* Start Material *
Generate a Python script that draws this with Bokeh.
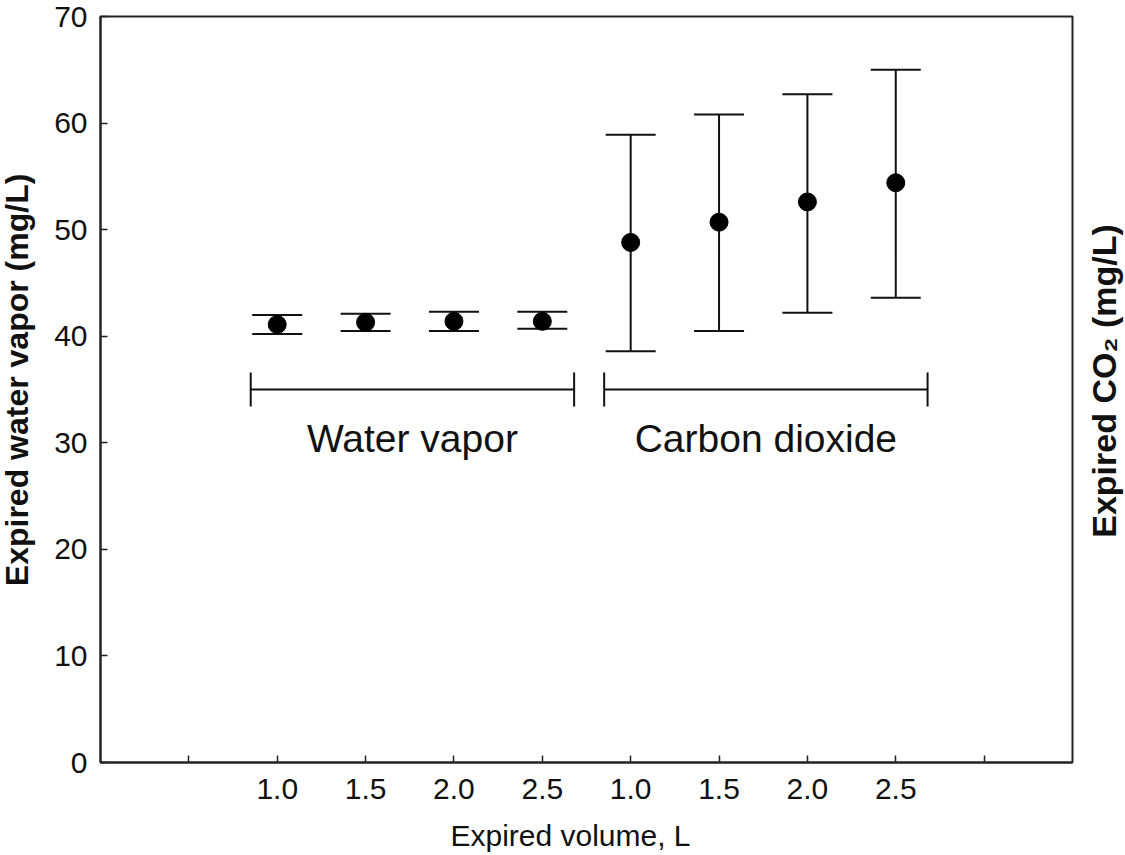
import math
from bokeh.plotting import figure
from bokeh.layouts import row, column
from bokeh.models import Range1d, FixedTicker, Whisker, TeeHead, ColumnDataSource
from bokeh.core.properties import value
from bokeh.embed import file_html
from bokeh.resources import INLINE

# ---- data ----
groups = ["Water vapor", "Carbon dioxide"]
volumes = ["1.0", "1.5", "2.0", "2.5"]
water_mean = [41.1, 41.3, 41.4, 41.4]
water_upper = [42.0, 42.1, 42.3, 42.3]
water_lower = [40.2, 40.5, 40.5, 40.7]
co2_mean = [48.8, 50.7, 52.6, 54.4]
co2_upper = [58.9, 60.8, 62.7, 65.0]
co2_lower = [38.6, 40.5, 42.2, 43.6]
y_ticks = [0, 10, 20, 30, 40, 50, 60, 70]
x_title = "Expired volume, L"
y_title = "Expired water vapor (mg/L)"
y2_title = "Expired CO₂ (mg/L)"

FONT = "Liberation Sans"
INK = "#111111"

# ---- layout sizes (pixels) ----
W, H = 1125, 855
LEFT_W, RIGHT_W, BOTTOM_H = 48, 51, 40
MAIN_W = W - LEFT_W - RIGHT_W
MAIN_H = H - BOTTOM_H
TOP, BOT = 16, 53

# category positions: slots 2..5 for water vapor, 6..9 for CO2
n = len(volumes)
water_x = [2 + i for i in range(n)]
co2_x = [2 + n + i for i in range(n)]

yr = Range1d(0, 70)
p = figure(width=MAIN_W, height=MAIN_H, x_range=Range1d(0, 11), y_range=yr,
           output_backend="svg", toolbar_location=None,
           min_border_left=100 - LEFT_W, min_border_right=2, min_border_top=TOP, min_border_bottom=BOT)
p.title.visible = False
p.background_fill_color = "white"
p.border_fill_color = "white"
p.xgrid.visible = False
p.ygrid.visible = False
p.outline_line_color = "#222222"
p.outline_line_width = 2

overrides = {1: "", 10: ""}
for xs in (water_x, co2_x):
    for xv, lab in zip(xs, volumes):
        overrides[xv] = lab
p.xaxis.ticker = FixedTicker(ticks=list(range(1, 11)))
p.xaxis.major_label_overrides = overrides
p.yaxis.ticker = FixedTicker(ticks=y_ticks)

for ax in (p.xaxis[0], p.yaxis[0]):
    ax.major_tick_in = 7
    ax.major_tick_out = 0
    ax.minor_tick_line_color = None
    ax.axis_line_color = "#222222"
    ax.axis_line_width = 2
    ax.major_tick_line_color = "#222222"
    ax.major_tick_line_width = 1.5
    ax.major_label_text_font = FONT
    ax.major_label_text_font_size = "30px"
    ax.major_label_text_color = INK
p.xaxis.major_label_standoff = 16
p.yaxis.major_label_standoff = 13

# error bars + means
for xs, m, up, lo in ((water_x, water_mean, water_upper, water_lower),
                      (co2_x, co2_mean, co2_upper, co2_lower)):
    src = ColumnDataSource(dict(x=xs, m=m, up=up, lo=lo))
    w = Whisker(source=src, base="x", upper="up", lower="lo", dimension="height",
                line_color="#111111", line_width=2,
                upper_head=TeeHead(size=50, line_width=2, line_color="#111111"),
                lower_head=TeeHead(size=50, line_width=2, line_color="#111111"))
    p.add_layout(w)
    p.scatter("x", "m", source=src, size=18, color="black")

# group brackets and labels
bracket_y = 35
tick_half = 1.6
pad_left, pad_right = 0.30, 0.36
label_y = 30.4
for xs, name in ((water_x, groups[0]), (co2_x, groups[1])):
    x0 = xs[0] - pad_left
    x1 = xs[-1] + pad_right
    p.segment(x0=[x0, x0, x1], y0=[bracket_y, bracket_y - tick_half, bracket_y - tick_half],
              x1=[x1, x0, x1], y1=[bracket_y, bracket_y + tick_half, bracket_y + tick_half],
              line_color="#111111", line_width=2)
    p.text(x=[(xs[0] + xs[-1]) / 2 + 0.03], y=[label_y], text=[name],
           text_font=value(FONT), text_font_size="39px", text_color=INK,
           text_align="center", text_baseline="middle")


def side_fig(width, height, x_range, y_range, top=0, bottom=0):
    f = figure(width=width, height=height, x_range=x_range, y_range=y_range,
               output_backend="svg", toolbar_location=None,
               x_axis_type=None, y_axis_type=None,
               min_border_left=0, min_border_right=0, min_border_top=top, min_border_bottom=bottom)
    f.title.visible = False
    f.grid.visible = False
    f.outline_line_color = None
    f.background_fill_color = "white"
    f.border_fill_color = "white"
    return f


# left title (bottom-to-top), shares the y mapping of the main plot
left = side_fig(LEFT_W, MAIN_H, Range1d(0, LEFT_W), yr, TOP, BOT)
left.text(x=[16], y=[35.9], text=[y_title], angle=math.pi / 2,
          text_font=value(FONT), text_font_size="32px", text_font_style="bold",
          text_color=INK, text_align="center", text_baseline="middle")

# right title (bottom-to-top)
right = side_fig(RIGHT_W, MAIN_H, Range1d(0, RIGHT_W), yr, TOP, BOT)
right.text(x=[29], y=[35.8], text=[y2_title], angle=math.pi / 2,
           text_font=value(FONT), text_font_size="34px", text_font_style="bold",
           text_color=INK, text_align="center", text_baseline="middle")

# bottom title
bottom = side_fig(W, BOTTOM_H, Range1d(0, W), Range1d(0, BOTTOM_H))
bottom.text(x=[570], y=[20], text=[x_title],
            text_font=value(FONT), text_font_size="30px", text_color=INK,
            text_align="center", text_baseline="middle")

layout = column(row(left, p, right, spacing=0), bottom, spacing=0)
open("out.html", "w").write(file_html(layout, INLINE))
* End Material *
▸ **Written request**
Write out exactly the opening lines of the data, stopping after the line that holds "from bokeh.resources import INLINE". Exclude pictures.

▸ **Exercise answer**
Generate a Python script that draws this with Bokeh.
import math
from bokeh.plotting import figure
from bokeh.layouts import row, column
from bokeh.models import Range1d, FixedTicker, Whisker, TeeHead, ColumnDataSource
from bokeh.core.properties import value
from bokeh.embed import file_html
from bokeh.resources import INLINE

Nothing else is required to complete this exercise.